What a delight and treasure childhood is. I love being a parent. To be a homeschooling parent does bring a new dimension and level of responsibility but again I love it!
I am blessed with children that have special medical and learning needs.
That means that sadly there are times that their hard-earned progress is wiped away in a single seizure or stroke. One moment you are homeschooling the next months of hard work are gone.
That’s what happened to my son. He learned his alphabet three times. We had a series of illnesses running through the house. When my son had recovered from being sick he couldn’t remember his alphabet. Months later another bout of illnesses and the beginnings of the alphabet was gone yet again, generic this time so was some writing ability. Once again we started out to learn that pesky alphabet.

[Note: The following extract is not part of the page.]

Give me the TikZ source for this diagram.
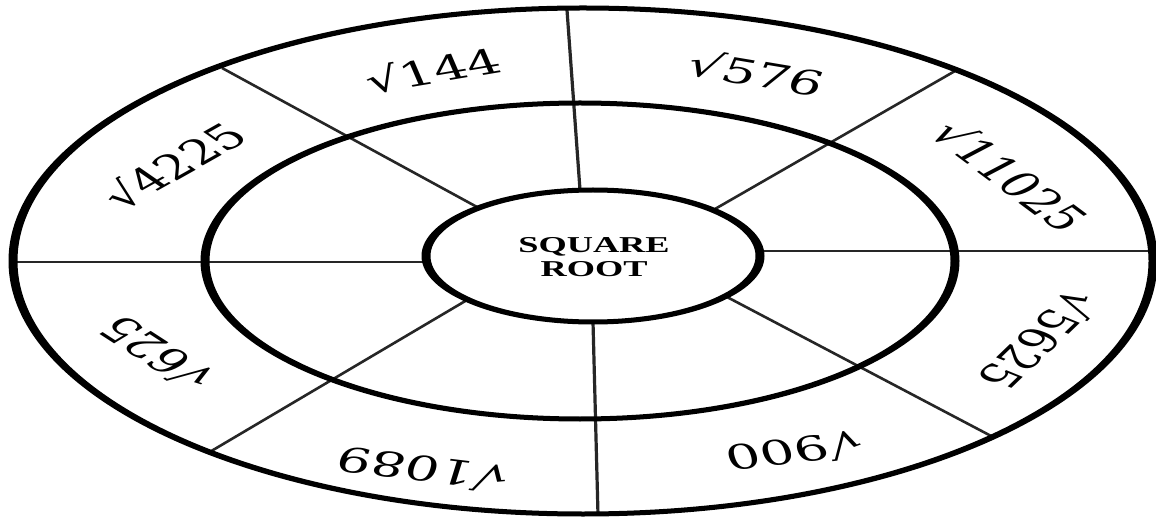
\documentclass[tikz,border=0pt]{standalone}
\usepackage{fontspec}
\newfontfamily\labfont{DejaVu Serif}
\newfontfamily\ctrfont{Liberation Serif}
\newcommand\seglabel[4]{%
  \begin{scope}[shift={(#1,#2)},xscale=1.6,rotate=#3]
    \node[lab] (lab#4) at (0,0) {√#4};
  \end{scope}}
\begin{document}
\begin{tikzpicture}[x=1pt,y=1pt,
  ring/.style={fill=black,even odd rule},
  spoke/.style={line width=2.6pt,draw=black!85},
  lab/.style={font=\labfont\fontsize{34}{40}\selectfont,inner sep=0pt,transform shape},
  ctr/.style={font=\ctrfont\bfseries\fontsize{22.7}{24}\selectfont,inner sep=0pt,align=center,transform shape}]
\useasboundingbox (0,0) rectangle (1156,-518);
\fill[white] (0,0) rectangle (1156,-518);

% spoke end points
\coordinate (t1) at (567,-10);   \coordinate (t2) at (580,-190);
\coordinate (b1) at (593,-322);  \coordinate (b2) at (598,-515);
\coordinate (l1) at (14,-262);   \coordinate (l2) at (428,-262);
\coordinate (r1) at (759,-251);  \coordinate (r2) at (1153,-251);
\coordinate (tl1) at (222,-68);  \coordinate (tl2) at (477,-207);
\coordinate (tr1) at (955,-71);  \coordinate (tr2) at (715,-209);
\coordinate (bl1) at (208,-453); \coordinate (bl2) at (467,-300);
\coordinate (br1) at (993,-437); \coordinate (br2) at (727,-297);

\draw[spoke,line width=3.2pt] (t1) -- (t2);
\draw[spoke,line width=3.2pt] (b1) -- (b2);
\draw[spoke,line width=2.2pt] (l1) -- (l2);
\draw[spoke,line width=2.2pt] (r1) -- (r2);
\draw[spoke] (tl1) -- (tl2);
\draw[spoke] (tr1) -- (tr2);
\draw[spoke] (bl1) -- (bl2);
\draw[spoke] (br1) -- (br2);

% rings (thicker at the sides, as in the stretched original)
\fill[ring] (583,-261) ellipse [x radius=574.5, y radius=255.5]
            (583,-261) ellipse [x radius=565.5, y radius=250.5];
\fill[ring] (580,-261) ellipse [x radius=379.5, y radius=160.5]
            (580,-261) ellipse [x radius=370.5, y radius=155.5];
\fill[ring] (593,-256) ellipse [x radius=171.5, y radius=68.5]
            (593,-256) ellipse [x radius=162.5, y radius=63.5];

% labels
\seglabel{433}{-70}{15}{144}
\seglabel{757}{-73}{-15}{576}
\seglabel{1011}{-176}{-50}{11025}
\seglabel{1040}{-341}{-123}{5625}
\seglabel{795}{-452}{-169}{900}
\seglabel{422}{-470}{169}{1089}
\seglabel{156}{-354}{134}{625}
\seglabel{173}{-165}{42}{4225}

\begin{scope}[shift={(594,-257)},xscale=1.6]
  \node[ctr] (centre) at (0,0) {SQUARE\\ROOT};
\end{scope}
\end{tikzpicture}
\end{document}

The summer came and he was making progress. Age-wise he was nearing 2nd grade. This time he had a minor stroke. The alphabet was gone. His writing regressed. That September my brave little warrior started his 2nd grade year with math at grade level and reading at beginning K level.
The beauty of homeschooling is that we had the time and flexibility to allow my son to recover.

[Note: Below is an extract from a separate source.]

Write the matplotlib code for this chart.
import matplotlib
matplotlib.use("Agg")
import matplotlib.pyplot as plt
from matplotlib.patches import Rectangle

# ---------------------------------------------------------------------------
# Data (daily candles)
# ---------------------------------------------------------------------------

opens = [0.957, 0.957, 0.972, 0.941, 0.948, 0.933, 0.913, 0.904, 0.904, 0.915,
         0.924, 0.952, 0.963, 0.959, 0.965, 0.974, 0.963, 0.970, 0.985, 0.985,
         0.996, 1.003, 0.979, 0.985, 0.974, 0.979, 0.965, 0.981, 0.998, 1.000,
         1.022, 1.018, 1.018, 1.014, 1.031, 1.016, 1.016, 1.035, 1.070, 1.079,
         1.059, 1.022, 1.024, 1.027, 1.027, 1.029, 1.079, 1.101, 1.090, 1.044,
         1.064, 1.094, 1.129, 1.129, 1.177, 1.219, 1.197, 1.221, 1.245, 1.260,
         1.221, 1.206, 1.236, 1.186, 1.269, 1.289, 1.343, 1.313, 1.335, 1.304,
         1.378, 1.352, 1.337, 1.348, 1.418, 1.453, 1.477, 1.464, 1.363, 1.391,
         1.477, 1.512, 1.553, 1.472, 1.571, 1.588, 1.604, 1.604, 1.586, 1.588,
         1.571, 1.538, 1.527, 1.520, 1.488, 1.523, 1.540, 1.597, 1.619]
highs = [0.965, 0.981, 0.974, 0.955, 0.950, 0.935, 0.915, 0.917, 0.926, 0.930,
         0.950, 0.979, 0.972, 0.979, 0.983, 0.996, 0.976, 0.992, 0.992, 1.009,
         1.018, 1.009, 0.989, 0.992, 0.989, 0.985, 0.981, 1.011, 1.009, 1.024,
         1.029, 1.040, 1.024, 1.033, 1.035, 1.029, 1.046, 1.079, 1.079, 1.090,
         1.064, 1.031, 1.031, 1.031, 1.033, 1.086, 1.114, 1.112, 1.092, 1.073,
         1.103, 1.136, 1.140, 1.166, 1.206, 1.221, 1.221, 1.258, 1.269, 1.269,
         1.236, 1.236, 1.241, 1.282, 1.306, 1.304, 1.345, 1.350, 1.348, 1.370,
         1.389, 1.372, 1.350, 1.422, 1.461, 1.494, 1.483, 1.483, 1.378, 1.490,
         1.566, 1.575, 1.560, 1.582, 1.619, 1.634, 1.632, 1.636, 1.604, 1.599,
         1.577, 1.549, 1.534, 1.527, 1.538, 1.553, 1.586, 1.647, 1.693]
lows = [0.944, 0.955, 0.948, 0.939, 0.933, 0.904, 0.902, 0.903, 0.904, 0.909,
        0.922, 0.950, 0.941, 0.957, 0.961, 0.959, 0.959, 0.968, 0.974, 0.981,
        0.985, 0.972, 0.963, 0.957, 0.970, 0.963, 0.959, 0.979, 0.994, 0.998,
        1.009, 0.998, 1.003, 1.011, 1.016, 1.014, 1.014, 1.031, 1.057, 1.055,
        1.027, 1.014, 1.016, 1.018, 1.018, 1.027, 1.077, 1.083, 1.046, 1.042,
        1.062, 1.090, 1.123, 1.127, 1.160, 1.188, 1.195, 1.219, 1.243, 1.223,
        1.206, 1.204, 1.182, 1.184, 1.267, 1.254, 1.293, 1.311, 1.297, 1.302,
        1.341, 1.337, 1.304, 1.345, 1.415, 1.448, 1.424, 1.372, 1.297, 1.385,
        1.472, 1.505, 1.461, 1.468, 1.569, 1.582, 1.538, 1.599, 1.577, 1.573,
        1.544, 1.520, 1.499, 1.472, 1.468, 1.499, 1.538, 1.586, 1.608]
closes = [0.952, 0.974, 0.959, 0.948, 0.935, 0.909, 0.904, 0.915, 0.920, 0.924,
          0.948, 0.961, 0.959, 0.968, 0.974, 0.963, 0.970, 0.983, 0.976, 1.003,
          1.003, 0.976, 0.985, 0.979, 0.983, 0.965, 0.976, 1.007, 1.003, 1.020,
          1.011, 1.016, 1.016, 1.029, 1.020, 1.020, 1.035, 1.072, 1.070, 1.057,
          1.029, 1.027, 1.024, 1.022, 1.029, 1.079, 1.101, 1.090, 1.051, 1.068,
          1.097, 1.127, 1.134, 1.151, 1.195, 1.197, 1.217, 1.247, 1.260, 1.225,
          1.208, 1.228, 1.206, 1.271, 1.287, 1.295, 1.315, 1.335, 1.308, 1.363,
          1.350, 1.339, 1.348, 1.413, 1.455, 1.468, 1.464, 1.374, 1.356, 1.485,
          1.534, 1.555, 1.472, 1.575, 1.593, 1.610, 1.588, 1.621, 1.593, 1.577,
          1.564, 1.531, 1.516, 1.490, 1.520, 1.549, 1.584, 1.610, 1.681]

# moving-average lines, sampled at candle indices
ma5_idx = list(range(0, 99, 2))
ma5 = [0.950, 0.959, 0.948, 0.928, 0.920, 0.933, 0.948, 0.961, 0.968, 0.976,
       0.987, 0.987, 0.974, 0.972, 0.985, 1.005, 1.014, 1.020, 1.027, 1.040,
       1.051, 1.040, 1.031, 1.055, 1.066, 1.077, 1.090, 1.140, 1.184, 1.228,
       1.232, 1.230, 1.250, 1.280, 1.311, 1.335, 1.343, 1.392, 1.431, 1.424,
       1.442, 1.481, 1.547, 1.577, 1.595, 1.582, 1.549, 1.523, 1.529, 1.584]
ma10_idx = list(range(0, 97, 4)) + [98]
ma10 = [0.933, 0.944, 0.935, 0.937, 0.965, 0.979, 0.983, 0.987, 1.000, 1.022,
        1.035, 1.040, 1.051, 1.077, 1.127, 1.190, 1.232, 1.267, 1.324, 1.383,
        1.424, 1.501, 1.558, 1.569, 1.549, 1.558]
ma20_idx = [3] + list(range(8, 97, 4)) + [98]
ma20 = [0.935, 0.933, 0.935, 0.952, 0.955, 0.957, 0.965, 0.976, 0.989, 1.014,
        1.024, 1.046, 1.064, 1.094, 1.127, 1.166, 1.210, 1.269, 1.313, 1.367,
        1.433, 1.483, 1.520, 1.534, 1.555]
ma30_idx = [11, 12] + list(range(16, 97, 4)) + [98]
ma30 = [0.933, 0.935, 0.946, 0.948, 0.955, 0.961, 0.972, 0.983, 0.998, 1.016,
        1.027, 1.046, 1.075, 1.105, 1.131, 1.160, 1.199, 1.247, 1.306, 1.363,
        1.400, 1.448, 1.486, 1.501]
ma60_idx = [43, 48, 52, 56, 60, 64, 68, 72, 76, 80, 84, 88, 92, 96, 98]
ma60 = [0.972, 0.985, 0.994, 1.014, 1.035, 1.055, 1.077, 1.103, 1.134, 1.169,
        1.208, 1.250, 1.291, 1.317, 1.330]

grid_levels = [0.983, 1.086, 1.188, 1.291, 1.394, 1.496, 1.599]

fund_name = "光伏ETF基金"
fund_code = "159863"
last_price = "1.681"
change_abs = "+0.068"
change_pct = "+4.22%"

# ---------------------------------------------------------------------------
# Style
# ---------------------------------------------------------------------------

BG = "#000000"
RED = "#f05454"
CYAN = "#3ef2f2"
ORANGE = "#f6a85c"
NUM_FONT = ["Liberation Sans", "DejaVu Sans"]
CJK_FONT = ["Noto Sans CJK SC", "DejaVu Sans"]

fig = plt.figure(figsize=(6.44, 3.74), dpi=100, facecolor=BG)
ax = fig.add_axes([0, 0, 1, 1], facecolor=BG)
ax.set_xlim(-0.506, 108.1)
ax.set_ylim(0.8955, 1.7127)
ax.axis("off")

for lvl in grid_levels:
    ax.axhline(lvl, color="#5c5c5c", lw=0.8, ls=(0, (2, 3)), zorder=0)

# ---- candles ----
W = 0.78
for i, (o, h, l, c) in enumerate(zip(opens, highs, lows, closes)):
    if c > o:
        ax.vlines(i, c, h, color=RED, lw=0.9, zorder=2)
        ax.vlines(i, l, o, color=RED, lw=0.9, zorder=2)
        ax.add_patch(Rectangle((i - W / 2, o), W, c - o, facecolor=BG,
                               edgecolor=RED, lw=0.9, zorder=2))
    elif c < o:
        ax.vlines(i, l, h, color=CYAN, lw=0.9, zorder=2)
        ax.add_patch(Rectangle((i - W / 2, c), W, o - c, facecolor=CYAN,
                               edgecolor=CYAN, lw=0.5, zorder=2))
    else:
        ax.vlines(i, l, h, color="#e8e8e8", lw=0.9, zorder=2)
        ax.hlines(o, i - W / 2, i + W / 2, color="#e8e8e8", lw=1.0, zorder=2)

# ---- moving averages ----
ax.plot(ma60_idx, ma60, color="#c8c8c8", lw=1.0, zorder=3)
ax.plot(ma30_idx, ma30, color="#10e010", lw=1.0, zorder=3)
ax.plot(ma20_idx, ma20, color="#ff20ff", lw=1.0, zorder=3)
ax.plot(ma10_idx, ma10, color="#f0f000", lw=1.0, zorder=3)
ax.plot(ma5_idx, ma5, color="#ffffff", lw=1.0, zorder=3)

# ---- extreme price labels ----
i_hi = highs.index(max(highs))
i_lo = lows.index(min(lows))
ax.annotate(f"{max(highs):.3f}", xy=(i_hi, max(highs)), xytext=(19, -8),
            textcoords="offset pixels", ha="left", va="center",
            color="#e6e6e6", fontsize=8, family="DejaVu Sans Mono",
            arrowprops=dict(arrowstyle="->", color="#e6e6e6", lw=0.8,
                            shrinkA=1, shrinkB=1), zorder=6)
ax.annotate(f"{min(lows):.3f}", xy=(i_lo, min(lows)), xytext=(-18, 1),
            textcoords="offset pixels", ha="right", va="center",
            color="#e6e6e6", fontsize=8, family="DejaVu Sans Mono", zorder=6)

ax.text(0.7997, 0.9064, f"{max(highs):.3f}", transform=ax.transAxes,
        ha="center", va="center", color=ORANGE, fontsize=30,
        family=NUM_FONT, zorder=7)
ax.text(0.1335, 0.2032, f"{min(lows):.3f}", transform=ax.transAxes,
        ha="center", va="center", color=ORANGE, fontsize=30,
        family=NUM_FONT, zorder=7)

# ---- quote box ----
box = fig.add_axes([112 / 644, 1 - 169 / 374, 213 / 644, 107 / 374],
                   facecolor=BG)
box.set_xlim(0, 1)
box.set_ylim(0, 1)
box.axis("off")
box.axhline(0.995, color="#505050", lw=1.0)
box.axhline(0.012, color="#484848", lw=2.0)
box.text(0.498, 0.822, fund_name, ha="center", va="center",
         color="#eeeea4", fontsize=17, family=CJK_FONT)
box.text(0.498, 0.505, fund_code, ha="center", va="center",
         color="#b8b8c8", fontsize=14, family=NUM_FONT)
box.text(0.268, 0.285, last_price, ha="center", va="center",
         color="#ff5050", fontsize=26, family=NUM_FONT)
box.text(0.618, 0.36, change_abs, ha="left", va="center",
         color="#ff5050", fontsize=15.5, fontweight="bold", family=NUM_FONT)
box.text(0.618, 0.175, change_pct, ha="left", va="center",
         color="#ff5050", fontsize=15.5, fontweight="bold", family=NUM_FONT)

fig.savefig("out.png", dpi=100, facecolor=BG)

Then relearn the lost skills at his own pace. I was also able to gather around us a team of therapists and doctors that shared that encouraging, supportive enthusiasm.

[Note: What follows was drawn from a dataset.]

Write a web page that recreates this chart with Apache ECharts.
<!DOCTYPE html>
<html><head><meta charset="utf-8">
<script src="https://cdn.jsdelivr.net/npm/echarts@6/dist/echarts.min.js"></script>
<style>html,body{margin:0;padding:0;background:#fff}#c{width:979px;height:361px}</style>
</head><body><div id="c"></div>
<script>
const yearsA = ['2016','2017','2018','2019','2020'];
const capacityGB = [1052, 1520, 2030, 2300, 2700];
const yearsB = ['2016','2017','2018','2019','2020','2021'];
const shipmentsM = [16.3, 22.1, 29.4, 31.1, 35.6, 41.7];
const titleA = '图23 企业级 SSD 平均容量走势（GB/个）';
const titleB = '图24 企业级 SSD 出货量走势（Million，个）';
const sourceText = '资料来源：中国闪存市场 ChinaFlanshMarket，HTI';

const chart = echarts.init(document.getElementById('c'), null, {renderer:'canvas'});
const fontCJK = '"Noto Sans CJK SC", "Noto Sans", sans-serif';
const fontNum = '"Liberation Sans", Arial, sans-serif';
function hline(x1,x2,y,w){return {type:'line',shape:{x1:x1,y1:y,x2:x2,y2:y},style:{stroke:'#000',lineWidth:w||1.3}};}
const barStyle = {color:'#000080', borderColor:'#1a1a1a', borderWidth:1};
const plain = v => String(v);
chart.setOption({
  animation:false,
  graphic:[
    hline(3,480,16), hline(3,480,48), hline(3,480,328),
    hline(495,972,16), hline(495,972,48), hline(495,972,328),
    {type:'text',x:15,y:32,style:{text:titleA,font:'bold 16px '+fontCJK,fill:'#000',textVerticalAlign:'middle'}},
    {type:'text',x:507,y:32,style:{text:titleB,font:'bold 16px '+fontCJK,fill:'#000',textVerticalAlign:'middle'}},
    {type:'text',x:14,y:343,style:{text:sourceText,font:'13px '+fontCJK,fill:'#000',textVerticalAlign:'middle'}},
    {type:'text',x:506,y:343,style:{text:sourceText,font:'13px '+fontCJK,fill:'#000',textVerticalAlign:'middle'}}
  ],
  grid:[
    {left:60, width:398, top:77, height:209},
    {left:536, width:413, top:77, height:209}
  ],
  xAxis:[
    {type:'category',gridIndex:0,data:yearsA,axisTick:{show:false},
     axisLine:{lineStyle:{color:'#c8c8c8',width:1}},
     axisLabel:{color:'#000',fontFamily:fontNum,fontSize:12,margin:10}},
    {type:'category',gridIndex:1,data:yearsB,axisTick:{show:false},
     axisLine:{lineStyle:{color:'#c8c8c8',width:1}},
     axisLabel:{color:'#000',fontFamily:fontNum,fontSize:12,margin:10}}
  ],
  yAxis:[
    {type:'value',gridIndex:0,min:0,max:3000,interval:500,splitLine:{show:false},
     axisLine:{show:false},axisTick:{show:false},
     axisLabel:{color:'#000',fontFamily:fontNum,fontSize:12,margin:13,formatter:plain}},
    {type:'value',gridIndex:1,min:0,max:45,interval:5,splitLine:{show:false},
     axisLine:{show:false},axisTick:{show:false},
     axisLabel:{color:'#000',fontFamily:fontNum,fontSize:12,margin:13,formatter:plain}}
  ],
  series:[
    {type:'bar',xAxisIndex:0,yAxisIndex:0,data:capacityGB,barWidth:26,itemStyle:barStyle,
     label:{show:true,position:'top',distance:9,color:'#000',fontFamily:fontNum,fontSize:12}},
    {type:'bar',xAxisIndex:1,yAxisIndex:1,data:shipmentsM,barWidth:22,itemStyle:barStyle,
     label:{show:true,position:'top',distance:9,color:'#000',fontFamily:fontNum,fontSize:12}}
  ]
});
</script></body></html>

I have always kept high hopes for him. I always encouraged him to do better. My job through these tough times is to keep our eyes on the bigger picture. This time of struggle will pass. He is not alone and his family will be with him to support him every step of the way.
He has been steadily learning for several years now. What will his journey bring? I don’t know. I do know that with the gift of time on our side we will keep learning and growing over the years no matter how long it takes.